Answer

**step1** Understanding the problem

The problem asks for the smallest whole number that, when multiplied by 12, results in a perfect square. A perfect square is a number that can be obtained by multiplying an integer by itself (e.g., 9 is a perfect square because $$3 \times 3 = 9$$).

**step2** Finding the prime factors of 12

To find the smallest whole number, we first need to break down 12 into its prime factors.
We can start by dividing 12 by the smallest prime number, 2.
$$12 \div 2 = 6$$
Now, divide 6 by 2.
$$6 \div 2 = 3$$
The number 3 is a prime number.
So, the prime factors of 12 are 2, 2, and 3. We can write this as $$2 \times 2 \times 3$$.

**step3** Identifying factors needed for a perfect square

For a number to be a perfect square, all its prime factors must appear an even number of times (or have an even exponent).
In the prime factorization of 12, which is $$2 \times 2 \times 3$$:
The prime factor 2 appears two times ($$2^2$$), which is an even number.

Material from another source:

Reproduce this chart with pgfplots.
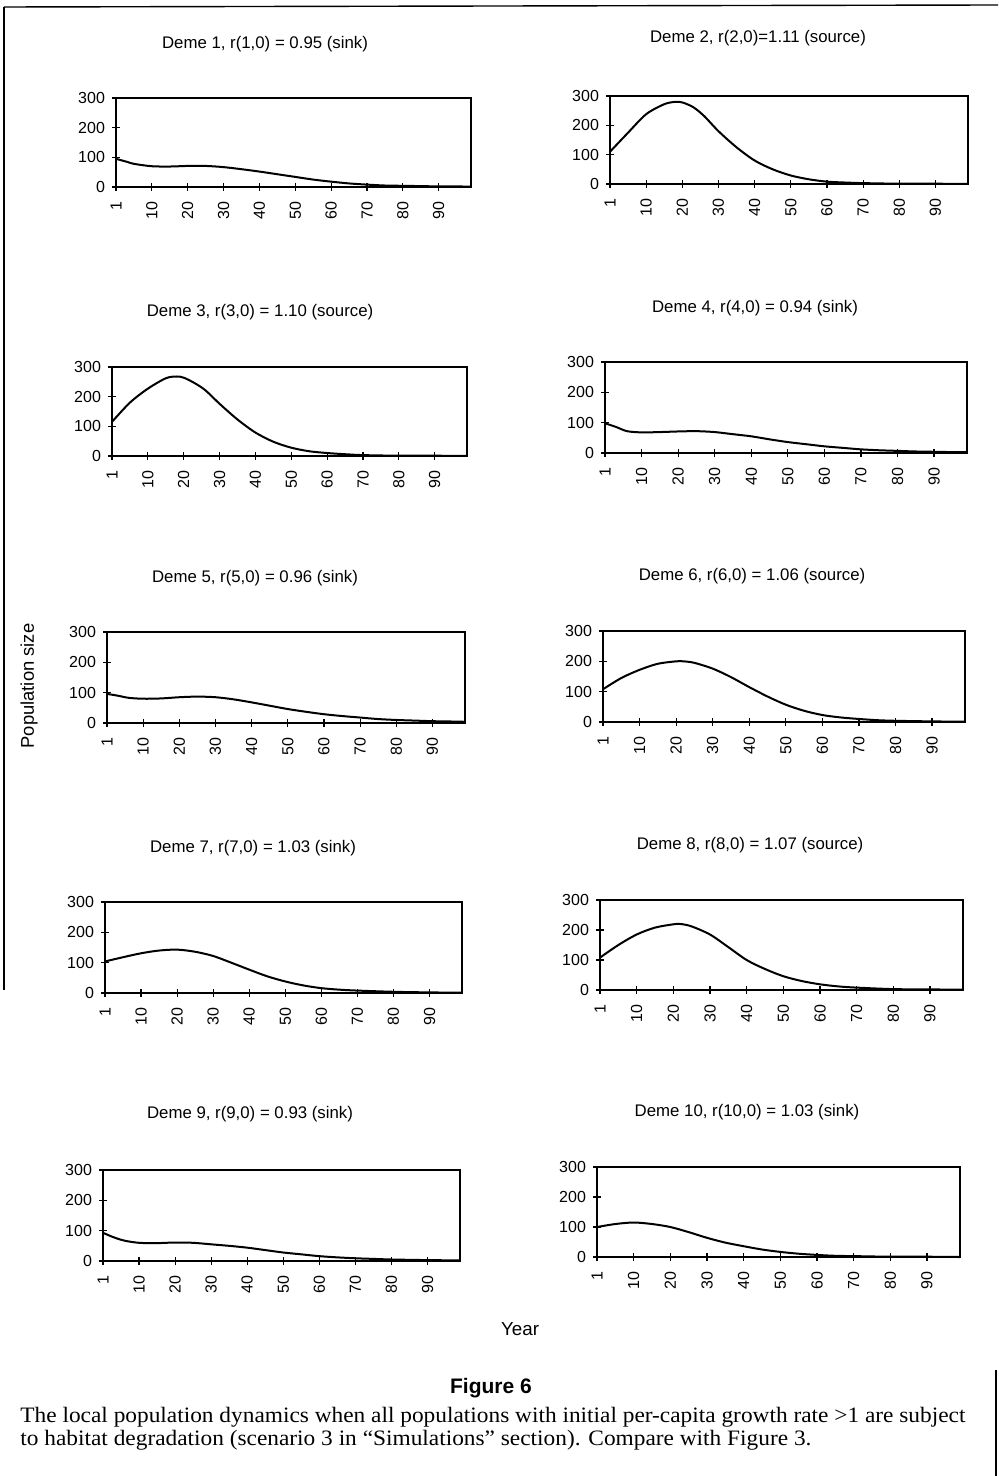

This part is already a perfect square ($$2 \times 2 = 4$$).
The prime factor 3 appears one time ($$3^1$$), which is an odd number.
To make 3 appear an even number of times, we need to multiply it by another 3.

**step4** Determining the smallest whole number

Since the prime factor 3 only appears once, to make the product a perfect square, we need to multiply 12 by another 3.
This will make the prime factorization of the new number $$2 \times 2 \times 3 \times 3$$.
Now, both 2 and 3 appear an even number of times (two times each).
The smallest whole number we need to multiply by is 3.

**step5** Verifying the result

Let's multiply 12 by the number we found, which is 3:
$$12 \times 3 = 36$$
Now, let's check if 36 is a perfect square:
$$6 \times 6 = 36$$
Yes, 36 is a perfect square. This confirms that the smallest whole number that must be multiplied with 12 to get a perfect square is 3.